▶ _Supplied information_:
★ ★ ★ ★ ★

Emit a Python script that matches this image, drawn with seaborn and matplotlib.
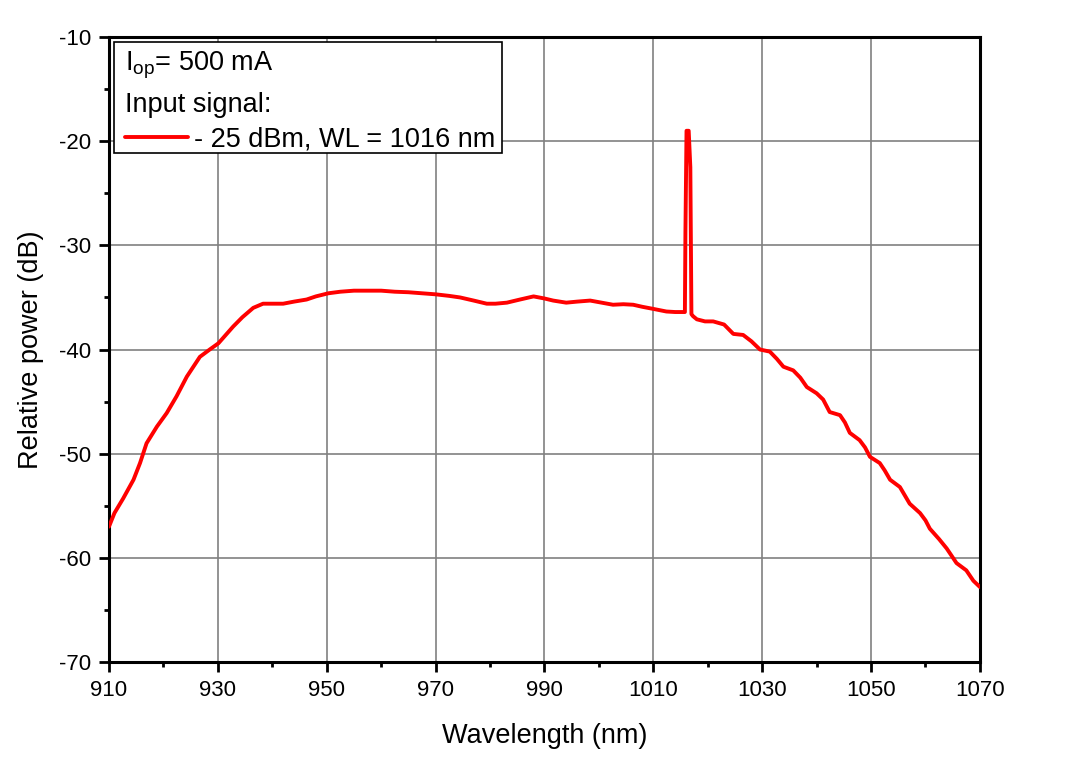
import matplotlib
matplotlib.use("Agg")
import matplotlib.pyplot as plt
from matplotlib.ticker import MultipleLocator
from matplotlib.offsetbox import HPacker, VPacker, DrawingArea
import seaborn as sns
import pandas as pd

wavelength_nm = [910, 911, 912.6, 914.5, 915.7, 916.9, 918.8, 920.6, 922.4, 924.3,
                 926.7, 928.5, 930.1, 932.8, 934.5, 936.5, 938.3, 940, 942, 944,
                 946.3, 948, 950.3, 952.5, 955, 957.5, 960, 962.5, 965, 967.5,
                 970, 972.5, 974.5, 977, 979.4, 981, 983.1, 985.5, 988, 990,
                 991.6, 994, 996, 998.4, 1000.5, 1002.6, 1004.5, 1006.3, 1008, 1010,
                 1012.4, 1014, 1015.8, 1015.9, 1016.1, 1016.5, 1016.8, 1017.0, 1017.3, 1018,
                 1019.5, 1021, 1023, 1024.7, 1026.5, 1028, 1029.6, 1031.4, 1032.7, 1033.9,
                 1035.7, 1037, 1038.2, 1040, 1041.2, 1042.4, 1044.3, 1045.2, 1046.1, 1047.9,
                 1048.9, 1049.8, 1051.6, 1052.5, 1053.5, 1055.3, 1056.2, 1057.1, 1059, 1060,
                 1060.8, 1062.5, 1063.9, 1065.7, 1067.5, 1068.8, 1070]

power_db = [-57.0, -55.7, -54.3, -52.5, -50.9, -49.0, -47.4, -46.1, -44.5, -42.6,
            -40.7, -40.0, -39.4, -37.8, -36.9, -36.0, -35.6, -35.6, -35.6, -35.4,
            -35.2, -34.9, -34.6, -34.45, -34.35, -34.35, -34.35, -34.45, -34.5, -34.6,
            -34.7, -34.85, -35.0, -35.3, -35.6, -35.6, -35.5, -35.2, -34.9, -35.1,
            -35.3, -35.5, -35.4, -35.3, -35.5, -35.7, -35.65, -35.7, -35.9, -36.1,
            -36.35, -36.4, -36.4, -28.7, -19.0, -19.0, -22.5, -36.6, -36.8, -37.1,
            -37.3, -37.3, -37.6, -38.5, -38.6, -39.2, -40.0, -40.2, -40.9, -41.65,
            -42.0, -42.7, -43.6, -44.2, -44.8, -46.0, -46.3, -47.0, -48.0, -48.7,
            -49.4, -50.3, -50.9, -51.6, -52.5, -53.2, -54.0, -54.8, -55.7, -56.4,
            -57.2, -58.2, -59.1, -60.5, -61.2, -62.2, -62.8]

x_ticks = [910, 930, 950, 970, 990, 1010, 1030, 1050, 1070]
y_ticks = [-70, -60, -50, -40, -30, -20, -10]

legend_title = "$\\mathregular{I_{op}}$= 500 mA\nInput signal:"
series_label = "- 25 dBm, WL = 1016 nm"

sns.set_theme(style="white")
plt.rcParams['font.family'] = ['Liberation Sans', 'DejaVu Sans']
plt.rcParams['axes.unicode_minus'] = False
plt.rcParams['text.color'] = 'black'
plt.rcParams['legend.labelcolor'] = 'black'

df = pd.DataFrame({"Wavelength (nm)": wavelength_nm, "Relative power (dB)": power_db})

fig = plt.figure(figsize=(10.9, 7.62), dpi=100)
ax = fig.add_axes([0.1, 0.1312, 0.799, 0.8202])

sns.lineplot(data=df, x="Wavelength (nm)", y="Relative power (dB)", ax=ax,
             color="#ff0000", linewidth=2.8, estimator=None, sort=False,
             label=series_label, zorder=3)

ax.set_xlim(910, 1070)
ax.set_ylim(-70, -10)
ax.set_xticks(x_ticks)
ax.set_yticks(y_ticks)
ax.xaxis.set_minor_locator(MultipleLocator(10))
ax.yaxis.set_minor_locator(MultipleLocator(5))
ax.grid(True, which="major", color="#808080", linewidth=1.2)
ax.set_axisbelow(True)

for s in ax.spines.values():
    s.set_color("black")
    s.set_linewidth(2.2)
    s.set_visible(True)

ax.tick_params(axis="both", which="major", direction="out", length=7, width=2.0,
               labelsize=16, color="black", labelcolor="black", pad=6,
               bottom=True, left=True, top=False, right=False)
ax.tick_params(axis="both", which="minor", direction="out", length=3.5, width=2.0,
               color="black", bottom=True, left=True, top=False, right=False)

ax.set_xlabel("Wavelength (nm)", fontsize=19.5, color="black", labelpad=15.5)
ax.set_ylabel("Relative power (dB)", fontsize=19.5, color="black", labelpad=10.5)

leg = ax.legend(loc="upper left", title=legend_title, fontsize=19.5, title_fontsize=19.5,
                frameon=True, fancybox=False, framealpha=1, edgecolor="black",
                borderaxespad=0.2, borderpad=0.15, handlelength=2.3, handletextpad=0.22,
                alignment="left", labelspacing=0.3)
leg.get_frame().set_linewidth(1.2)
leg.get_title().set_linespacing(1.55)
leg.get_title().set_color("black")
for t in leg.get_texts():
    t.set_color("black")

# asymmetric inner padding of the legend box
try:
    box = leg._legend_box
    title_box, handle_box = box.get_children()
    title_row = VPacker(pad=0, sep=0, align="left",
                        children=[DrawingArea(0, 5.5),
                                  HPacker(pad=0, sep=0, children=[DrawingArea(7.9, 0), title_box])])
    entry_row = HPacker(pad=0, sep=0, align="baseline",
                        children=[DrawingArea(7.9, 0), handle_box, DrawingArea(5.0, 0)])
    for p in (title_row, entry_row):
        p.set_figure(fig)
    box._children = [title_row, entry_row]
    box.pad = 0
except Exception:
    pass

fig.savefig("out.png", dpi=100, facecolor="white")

★ ★ ★ ★ ★

▶ _Work to do_: List the lines that contain the word "seaborn".

▶ _Exercise response_:
Emit a Python script that matches this image, drawn with seaborn and matplotlib.
import seaborn as sns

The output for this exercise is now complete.